The Hardware Ray Tracing pipeline leverages BVH testing for exact hit-point calculation. Upon a hit, the engine:
- Evaluates its material properties (color, roughness, normal).
- Traces additional shadow rays towards light sources to determine direct illumination and shadowing.
- It can be combined with the Surface Cache to reduce shader calculations for better performance.
Virtual Shadow Maps
Virtual Shadow Maps are very high-resolution shadow maps with a virtual resolution of 16k x 16k pixels. They are split into pages of 128×128 that are cached and rendered only when needed for onscreen shadows. Shadow Map Ray Tracing (SMRT) is used to produce soft shadows and contact hardening.

Shadow Map Ray Tracing involves intersection testing against the virtual shadow map instead of actual geometry.
- Shadow rays are cast from the surface towards the light source.

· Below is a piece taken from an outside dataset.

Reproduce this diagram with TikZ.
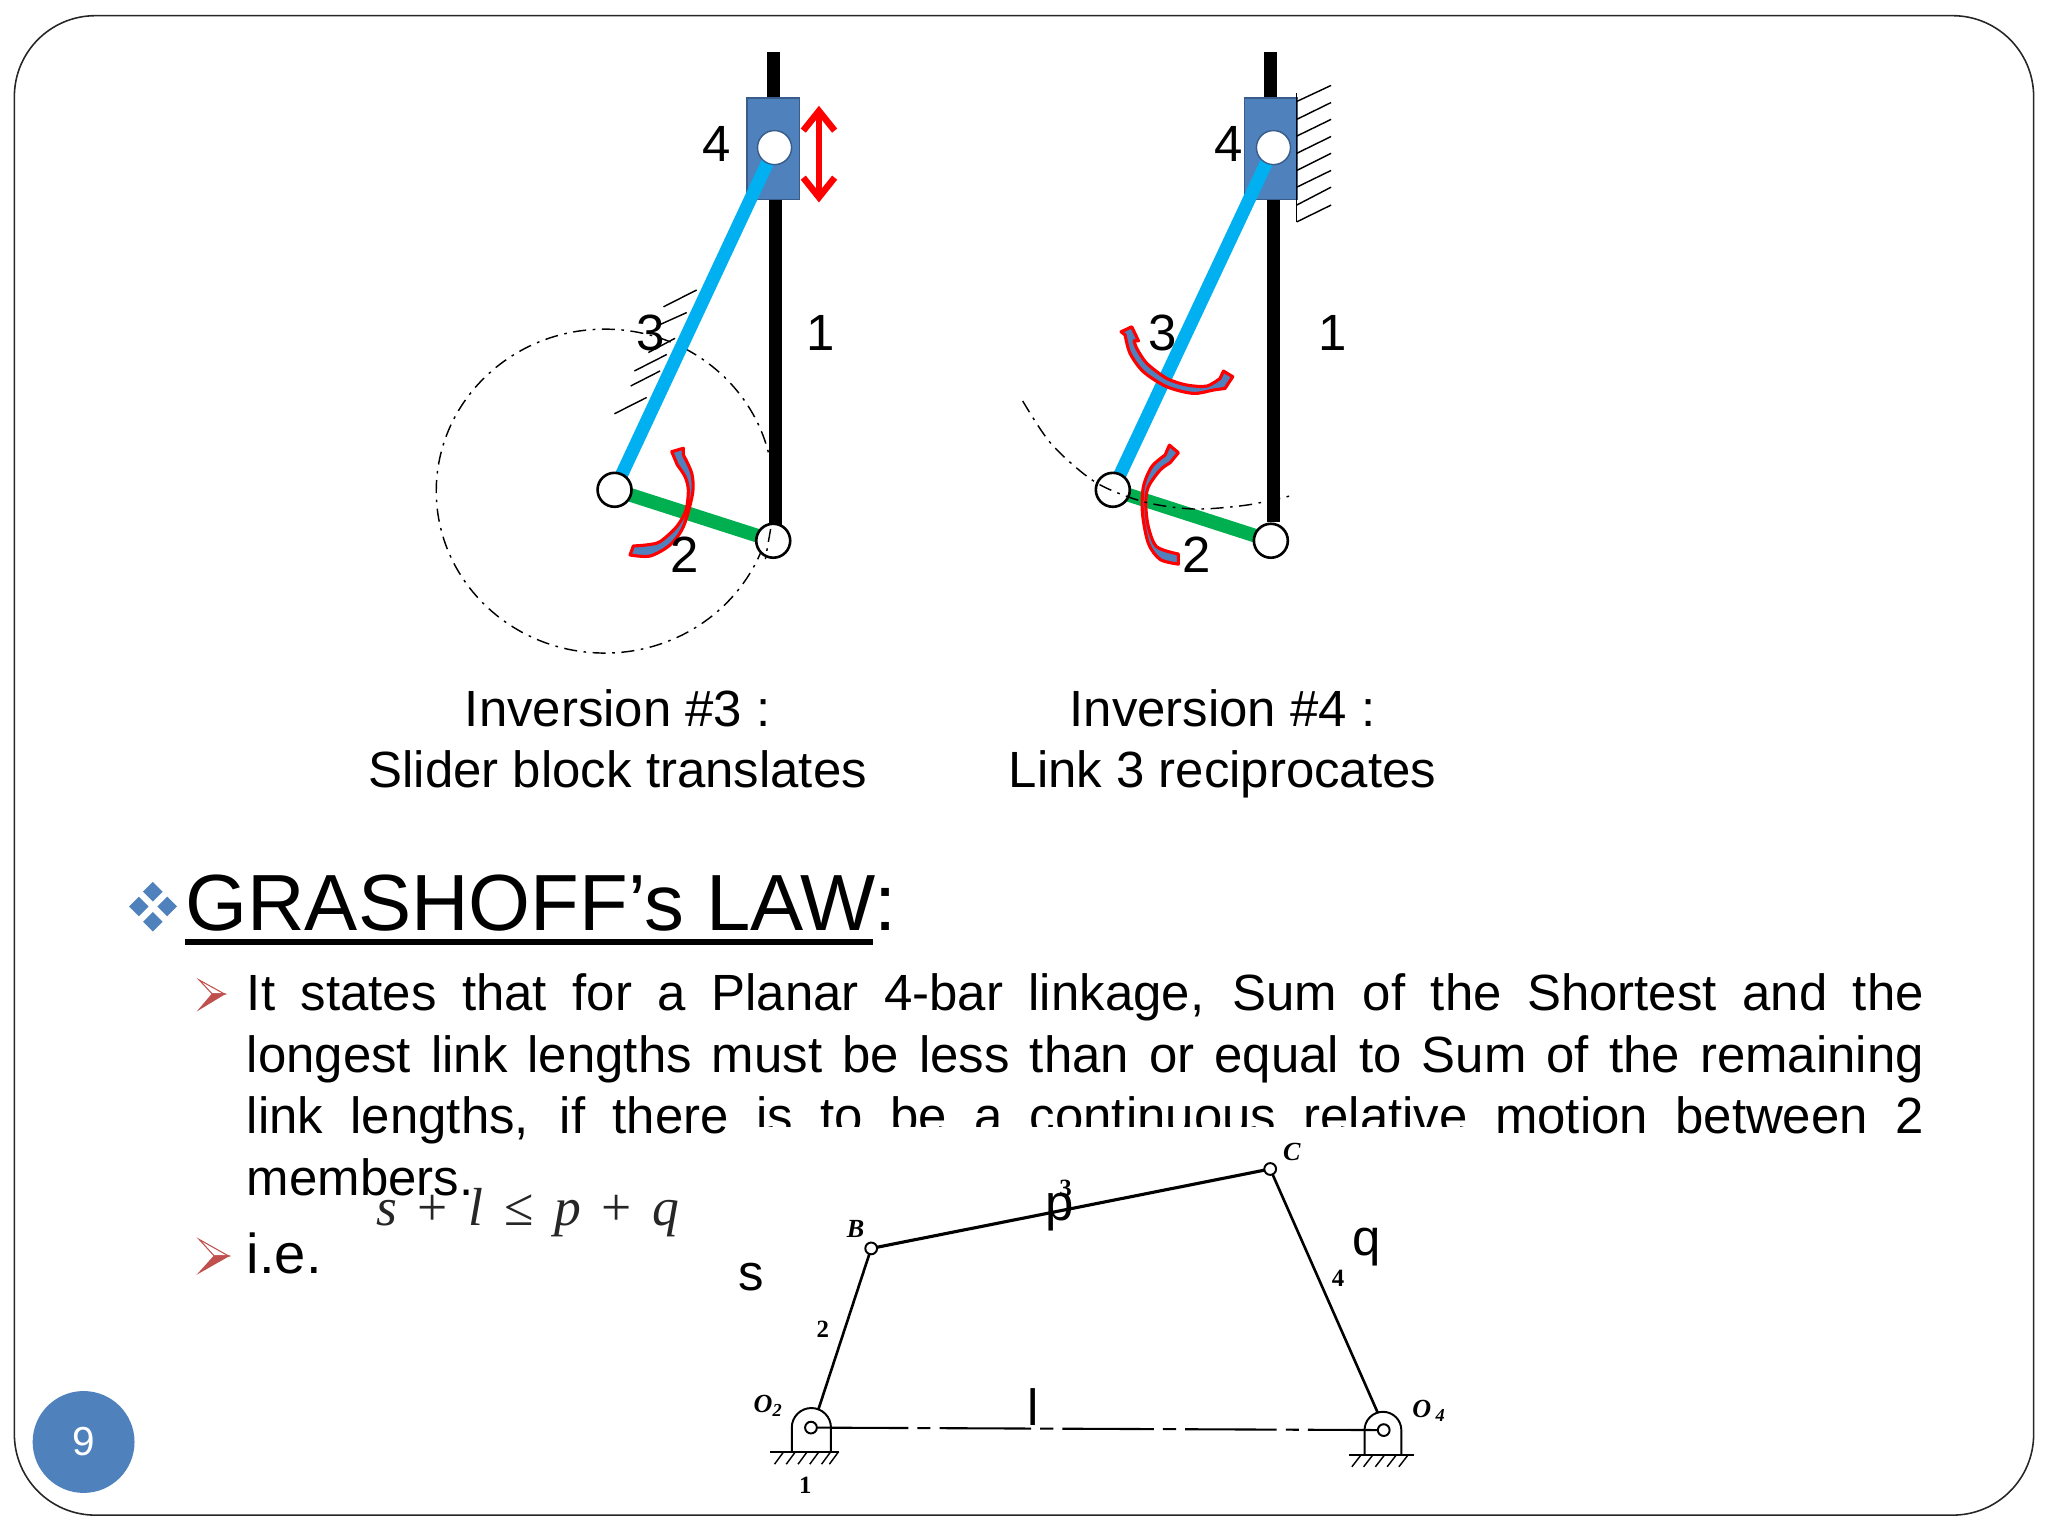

- Along them, numerous samples are projected and tested against the shadow maps to produce soft shadowing and contact hardening.
- The shadow ray distribution is based on the light radius or angle.

Landscape Shadows, cast by directional lights. are rendered using clipmaps. Each clipmap level has its own 16K VSM, but covers twice the area as the previous one. By default:
- The closest, most detailed clipmap covers 64 cm from the camera, while the broadest covers up to 40 km.
- The clipmap resolution at a point depends upon its distance from the camera: the farther, the lower.